He was instrumental in planning the street grid of the town along with Englishman William A. Richardson in 1835. In 1837, de Haro bought the Rancho Laguna de la Merced, which included Lake Merced and portions of northern San Mateo County, from the grantee José Antonio Galindo. In a strange turn of events, in 1838, Alcalde de Haro issued an arrest warrant for Jose Antonio Galindo for the murder of José Doroteo Peralta (1810–1838). De Haro served again as the fifth Alcalde from 1838 to 1839. He commissioned the first survey of the settlement by Jean Jacques Vioget in 1839.

==Personal life==
De Haro married Emiliana (Miliana) Sánchez, who was the granddaughter of José Antonio Sanchez, one of the soldiers of the 1775 de Anza expedition. She was the sister of Alcalde Francisco Sanchez and Alcalde José de la Cruz Sánchez. The marriage produced twelve children, including a pair of twin sons and a pair of twin daughters. Miliana Sánchez died in 1842.

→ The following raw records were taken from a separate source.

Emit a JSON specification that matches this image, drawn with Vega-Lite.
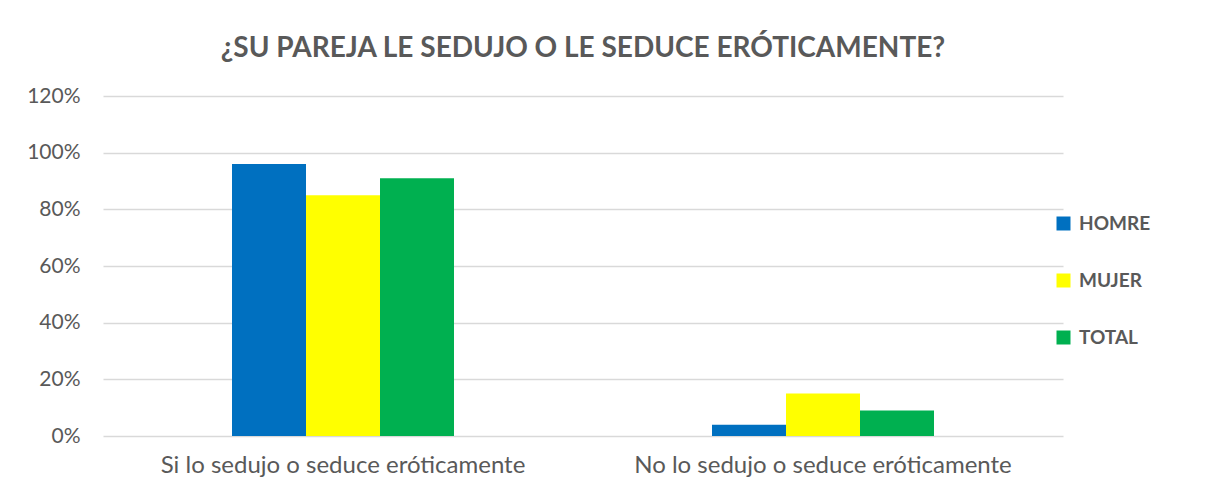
{
  "$schema": "https://vega.github.io/schema/vega-lite/v6.json",
  "autosize": {"type": "none"},
  "padding": {"left": 103, "top": 96, "right": 153, "bottom": 55},
  "width": 960,
  "height": 340,
  "background": "white",
  "title": {
    "text": "¿SU PAREJA LE SEDUJO O LE SEDUCE ERÓTICAMENTE?",
    "font": "Lato",
    "fontSize": 28,
    "fontWeight": "bold",
    "color": "#595959",
    "anchor": "middle",
    "offset": 22
  },
  "data": {
    "values": [
      {"categoria": "Si lo sedujo o seduce eróticamente", "grupo": "HOMRE", "valor": 0.96},
      {"categoria": "Si lo sedujo o seduce eróticamente", "grupo": "MUJER", "valor": 0.85},
      {"categoria": "Si lo sedujo o seduce eróticamente", "grupo": "TOTAL", "valor": 0.91},
      {"categoria": "No lo sedujo o seduce eróticamente", "grupo": "HOMRE", "valor": 0.04},
      {"categoria": "No lo sedujo o seduce eróticamente", "grupo": "MUJER", "valor": 0.15},
      {"categoria": "No lo sedujo o seduce eróticamente", "grupo": "TOTAL", "valor": 0.09}
    ]
  },
  "mark": {"type": "bar"},
  "encoding": {
    "x": {
      "field": "categoria",
      "type": "nominal",
      "sort": null,
      "scale": {"paddingInner": 0.5375, "paddingOuter": 0.26875},
      "axis": {
        "title": null,
        "labelAngle": 0,
        "labelFont": "Lato",
        "labelFontSize": 24,
        "labelColor": "#595959",
        "labelPadding": 17,
        "labelLimit": 0,
        "domain": false,
        "ticks": false
      }
    },
    "xOffset": {"field": "grupo", "type": "nominal", "sort": ["HOMRE", "MUJER", "TOTAL"], "scale": {"paddingInner": 0, "paddingOuter": 0}},
    "y": {
      "field": "valor",
      "type": "quantitative",
      "scale": {"domain": [0, 1.2]},
      "axis": {
        "title": null,
        "format": ".0%",
        "values": [0, 0.2, 0.4, 0.6, 0.8, 1.0, 1.2],
        "labelFont": "Lato",
        "labelFontSize": 21,
        "labelColor": "#595959",
        "labelPadding": 23,
        "domain": false,
        "ticks": false,
        "grid": true,
        "gridColor": "#D9D9D9",
        "gridWidth": 1.5
      }
    },
    "color": {
      "field": "grupo",
      "type": "nominal",
      "sort": ["HOMRE", "MUJER", "TOTAL"],
      "scale": {"domain": ["HOMRE", "MUJER", "TOTAL"], "range": ["#0070C0", "#FFFF00", "#00B050"]},
      "legend": {
        "title": null,
        "orient": "none",
        "legendX": 951,
        "legendY": 118,
        "symbolType": "square",
        "symbolSize": 196,
        "symbolStrokeWidth": 0,
        "symbolOpacity": 1,
        "labelFont": "Lato",
        "labelFontSize": 19,
        "labelFontWeight": "bold",
        "labelColor": "#595959",
        "labelOffset": 6,
        "rowPadding": 37
      }
    }
  },
  "config": {"view": {"stroke": null}}
}
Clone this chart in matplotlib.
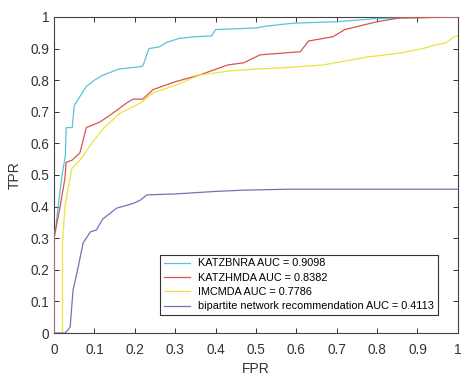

The couple's twin sons, Francisco and Ramon de Haro, the 1844 grantees of Rancho Potrero de San Francisco on Potrero Hill, were murdered by Kit Carson at the age of 19 on June 28, 1846, near San Rafael, California, along with their distant cousin José de los Reyes Berreyesa. Kit Carson (and potentially other men) shot the 3 men at the direction of General John C. Frémont.

De Haro died on 28 November 1849 and is buried at the Mission Dolores cemetery in San Francisco.

==Legacy==
De Haro Street, in the Potrero Hill neighborhood of San Francisco, is named after him. Additionally, the San Francisco Dons have a mascot called Don Francisco that is based on him.